Hi everyone. Would someone tell me whether this is possible with a fastai2 Learner, and point me towards the right approach? I imagine it’s done with callbacks. I’m willing to study.

The issue is processing audio samples of many different lengths, a 50:1 length ratio. If I can group these into minibatches of similar length, then PyTorch can kinda-sorta approximate the numerical calcs using rectangular tensors. That would also be faster, but the actual problem is to apply PyTorch pooling intended for fixed lengths to data of various lengths.

My idea is to sort the samples by length, send minibatches of similar length to the model while accumulating gradients, and do the weight update only after all minibatches have been processed.

How to?

P.S. It’s not an RNN, so packing and padding seem not to apply.

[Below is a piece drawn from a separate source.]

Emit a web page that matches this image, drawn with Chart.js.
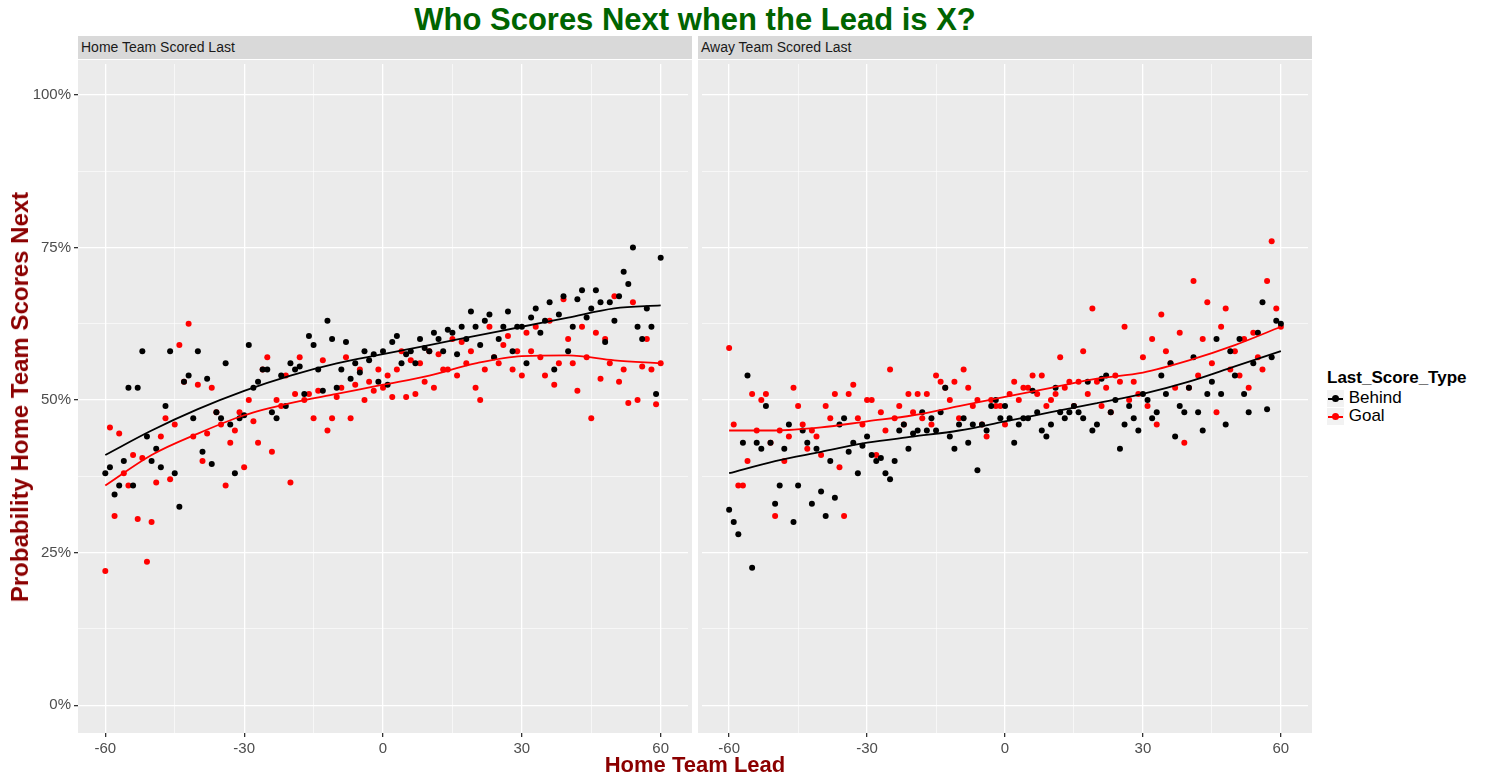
<!DOCTYPE html>
<html><head><meta charset="utf-8">
<script src="https://cdn.jsdelivr.net/npm/chart.js@4/dist/chart.umd.min.js"></script>
<style>
body{margin:0;width:1500px;height:782px;background:#fff;position:relative;overflow:hidden;font-family:"Liberation Sans",Arial,sans-serif}
.abs{position:absolute}
.panel{background:#EBEBEB}
.strip{background:#D9D9D9;font-size:14px;color:#1a1a1a;line-height:23px;padding-left:3px;box-sizing:border-box}
</style></head><body>
<div class="abs" style="left:0;width:1390px;top:2px;text-align:center;font-size:31px;font-weight:bold;color:#006400">Who Scores Next when the Lead is X?</div>
<div class="abs strip" style="left:78px;top:36px;width:614px;height:23px">Home Team Scored Last</div>
<div class="abs strip" style="left:698px;top:36px;width:614px;height:23px">Away Team Scored Last</div>
<div class="abs panel" style="left:78px;top:60px;width:614px;height:673px"></div>
<div class="abs panel" style="left:698px;top:60px;width:614px;height:673px"></div>
<canvas id="c1" class="abs" style="left:0;top:60px"></canvas>
<canvas id="c2" class="abs" style="left:698px;top:60px"></canvas>
<div class="abs" style="left:0;width:1390px;top:752px;text-align:center;font-size:22px;font-weight:bold;color:#8B0000">Home Team Lead</div>
<div class="abs" style="left:20px;top:397px;width:0;height:0"><div style="position:absolute;transform:translate(-50%,-50%) rotate(-90deg);white-space:nowrap;font-size:24px;font-weight:bold;color:#8B0000">Probability Home Team Scores Next</div></div>
<div class="abs" style="left:1327px;top:368px;font-size:17px;font-weight:bold;color:#000">Last_Score_Type</div>
<div class="abs" style="left:1327px;top:389px;font-size:17px;line-height:18px;color:#000">
<div><span style="display:inline-block;width:17px;height:17px;background:#F2F2F2;position:relative;vertical-align:middle"><span style="position:absolute;left:1px;right:1px;top:8px;height:2px;background:#000"></span><span style="position:absolute;left:5px;top:5px;width:7px;height:7px;border-radius:50%;background:#000"></span></span> Behind</div>
<div><span style="display:inline-block;width:17px;height:17px;background:#F2F2F2;position:relative;vertical-align:middle"><span style="position:absolute;left:1px;right:1px;top:8px;height:2px;background:#f00"></span><span style="position:absolute;left:5px;top:5px;width:7px;height:7px;border-radius:50%;background:#f00"></span></span> Goal</div>
</div>
<script>
const leads = Array.from({length:121},(_,i)=>i-60);
const homeBehind=[38,39,34.5,36,40,52,36,52,58,44,40,42,39,49,58,38,32.5,53,54,47,58,41.5,53.5,39.5,48,47,56,46,38,47,47.5,59,52,53,55,55,48,47,54,49,56,55,55.5,51,60.5,59,55,51.5,63,60,52,55,59.5,53.5,56,54.5,58,56.5,57.5,53,58,52.5,59.5,60.5,56,57.5,58,56,60,58.5,58,61,60,58,61.5,61,57.5,62,60,64.5,62,59,63,64,57,60,62,64.5,58,62,62,56,63.5,65,61,63,66,55,64,67,58,62,66.5,68,63.5,65,68,66,59.5,66,63,67,71,69,75,62,60,65,62,51,73.3];
const homeGoal=[22,45.5,31,44.5,38,36,41,30.5,40.5,23.5,30,36.5,44,47,37,46,59,53,62.5,44,52.5,40,44.5,52,48,46,36,43,45,48,39,50,46.5,43,55,57,41.5,50,49,54,36.5,51,57,50,51,47,51.5,56.5,45,47,50.5,52,57,47,52.5,55,50,53,51.5,55,52,54,50.5,55,58,50.5,56.5,51,56,53,58,52,57.5,55,55,60,54,59.5,56,58,52,50,55,62,57,56,59,60.5,55,58,54,61,58,62,57,54,63,52.5,56,66.5,60,56,51.5,62,57,47,61,53.5,60,56,67,53,55,49.5,66,50,55.5,60,55,49.3,56];
const awayBehind=[32,30,28,43,54,22.5,43,42,49,43,33,36,42,46,30,36,45,43,33,42,35,31,40,34,46,47,41.5,43,38,42.5,44,41,40,40.5,38,37,40,45,46,42,44.5,45,48,45,47,45,48,52,44,42,46,47,43,46,38.5,46,45,49,50,47,49,47,43,46,47,47,51.5,48,45,44,46,52,48,47,48,49,48,47,53,45,46,53.5,54,48,50,42,46,49,47,45,51,50,47,48,54,51,56,44,49,48,52,57,48,45,51,53,60,51,46,58,54,60,51,48,56,61,66,48.5,57,63,62.5];
const awayGoal=[58.5,46,36,36,40,51,45,50,51,43,31,45,40,44,52,49,46,42,45,44,41,49,47,51,39,31,51,52.5,47,46,50,50,41,48,45,55,47,49,46,51,48,51,47,51,46,54,53,52,50,53,47,55,52,49,50,46,44,50,49,49,46,51,53,50,52,52,54,51,54,49,50,51,57,52,53,49,53,58,51,65,53,49,52,48,54,53,62,50,53,51,57,49,60,46,64,58,56,52,61,43,52,69.5,54,60,66,56,48,62,65,55,58,54,60,52,61,57,55,69.5,76,65,62];
const fitX=[-60,-50,-40,-30,-20,-10,0,10,20,30,40,50,60];
const homeBehindFit=[41,45,48.5,51.5,54,56,57.5,59,60.5,62,63.5,65,65.5];
const homeGoalFit=[36,41,44.5,47.5,49.5,51,52.5,54,56,57.2,57.3,56.5,56];
const awayBehindFit=[38,40,41.5,43,44,45,46.5,48,49.5,51,53,55.5,58];
const awayGoalFit=[45,45,45.5,46.5,47.5,49,50.5,52,53.5,54.5,56.5,59,62];
const yTicks=[0,25,50,75,100], xTicks=[-60,-30,0,30,60];

function pts(xs,ys){return xs.map((x,i)=>({x:x,y:ys[i]}));}
function noPad(a){a.paddingTop=0;a.paddingBottom=0;a.paddingLeft=0;a.paddingRight=0;}
function make(id,w,yaxis,b,g,bf,gf){
  const cv=document.getElementById(id);
  cv.width=w;cv.height=722;cv.style.width=w+'px';cv.style.height='722px';
  new Chart(cv,{type:'scatter',data:{datasets:[
    {data:pts(fitX,bf),showLine:true,borderColor:'#000',borderWidth:1.8,pointRadius:0,cubicInterpolationMode:'monotone',order:0},
    {data:pts(fitX,gf),showLine:true,borderColor:'#f00',borderWidth:1.8,pointRadius:0,cubicInterpolationMode:'monotone',order:0},
    {data:pts(leads,b),backgroundColor:'#000',borderWidth:0,pointRadius:3,order:1},
    {data:pts(leads,g),backgroundColor:'#f00',borderWidth:0,pointRadius:3,order:1}
  ]},options:{responsive:false,animation:false,devicePixelRatio:1,layout:{padding:0},
    plugins:{legend:{display:false},tooltip:{enabled:false}},
    scales:{
      x:{type:'linear',min:-65.9,max:65.9,afterBuildTicks:a=>{a.ticks=[-60,-45,-30,-15,0,15,30,45,60].map(v=>({value:v}));},
        afterFit:a=>{a.height=49;noPad(a);},border:{display:false},
        grid:{color:'#fff',lineWidth:c=>xTicks.includes(c.tick&&c.tick.value)?1.3:0.6,tickColor:c=>xTicks.includes(c.tick&&c.tick.value)?'#333':'rgba(0,0,0,0)',tickLength:4},
        ticks:{autoSkip:false,maxRotation:0,color:'#4d4d4d',font:{size:15,family:'Liberation Sans'},padding:3,callback:v=>xTicks.includes(v)?String(v):''}},
      y:{type:'linear',min:-4.56,max:105.05,display:true,afterBuildTicks:a=>{a.ticks=[0,12.5,25,37.5,50,62.5,75,87.5,100].map(v=>({value:v}));},
        afterFit:a=>{a.width=yaxis?78:0;noPad(a);},border:{display:false},
        grid:{color:'#fff',lineWidth:c=>yTicks.includes(c.tick&&c.tick.value)?1.3:0.6,tickColor:c=>(yaxis&&yTicks.includes(c.tick&&c.tick.value))?'#333':'rgba(0,0,0,0)',tickLength:yaxis?4:0},
        ticks:{display:yaxis,autoSkip:false,color:'#4d4d4d',font:{size:15,family:'Liberation Sans'},padding:3,callback:v=>yTicks.includes(v)?v+'%':''}}
    }}});
}
make('c1',692,true,homeBehind,homeGoal,homeBehindFit,homeGoalFit);
make('c2',614,false,awayBehind,awayGoal,awayBehindFit,awayGoalFit);
</script></body></html>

muellerzr · April 24, 2020, 8:41pm

There’s a GradientAccumulation callback available (not 100% sure on the spelling)

Pomo · April 28, 2020, 12:32am

Hi Zachary @muellerzr . I have managed to trace my version of GradientAccumulation in PyCharm, and read the Callbacks documentation. But I’d like some advice on how to proceed.

GradientAccumulation skips the weight update and zero grad steps by throwing CancelBatchException. Every time a fixed number of minibatches have been processed, it allows a single minibatch training loop to finish.

What I want to do is skip weight update for all minibatches in an epoch, and at the end do one weight update for the whole epoch. Can you advise on the best way to handle this?

Is there a way to detect it is being called during the last minibatch of an epoch? Then CancelBatchException would be skipped and the training loop continues normally. (This method would be my preference.)
Or should it always skip the weight updates and at the end of the epoch manually call

self.opt.step(); self(‘after_step’)
self.opt.zero_grad()

As an aside, it seems that GradientAccumulation will throw away the gradient accumulation of the last minibatches in a set of epochs. I don’t know if this will be a problem in actual use.

Thanks!

boris · April 28, 2020, 2:08am

Hi @Pomo, you just need to set the number of samples needed before GradientAccumulation is allowed to update weights.
In your case, if you just set it to the length of your dataset, it should directly work.

Pomo · April 28, 2020, 5:44am

The trouble is, that’s just too simple.